You should hire a lawyer. You might not think this is a helpful answer, but it really is.
You are looking for IP assignment, invention assignment, or work-for-hire. It may look something like
this but not necessarily. Sometimes it’s in a separate agreement, as in this example, but it’s often buried in the terms of a larger employment agreement. There is no standard structure; what you’d need to look for are the specific terms. Contracts can look very different depending on counsel and even how frequently the company needs to change one or the other agreement.
The meaning of the agreement also depends upon the intentions of the employer, their counsel, state law, and common law. For example, in California the terms of an IP assignment agreement are automatically limited to the IP created in the course of work or using your employers equipment. In other states, a similarly worded agreement would grant the employer unlimited rights to anything created as long as the contract is in effect. There is a lot of variability here and you need to do a lot of reading and learning to understand exactly what your employment agreement means.

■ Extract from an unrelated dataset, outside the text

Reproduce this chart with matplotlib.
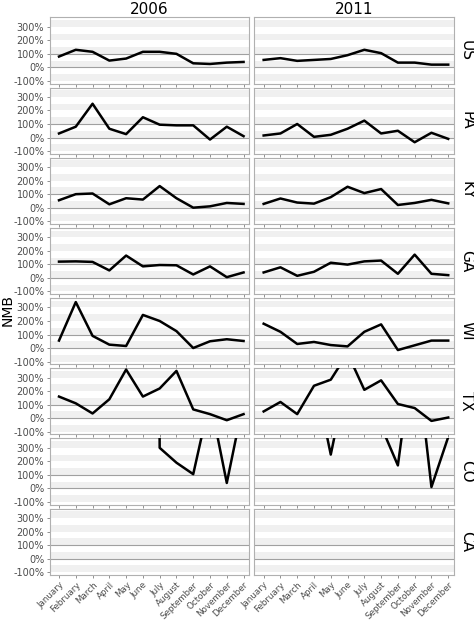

That’s why I suggested hiring a lawyer a year ago. I wasn’t trying to waste your money. You are asking questions that only an attorney can reasonably answer.
Very common. There is a default state for copyright (work for hire) but it’s pretty limited and only applies in specific cases. Most employers aren’t gonna rely on automatic work for hire unless they... well, to be frank, unless they didn’t hire a lawyer to write your employment agreement.
I’ve never worked a job in either the US or Canada that didn’t have an IP assignment clause, even **** retail jobs when I was a teenager.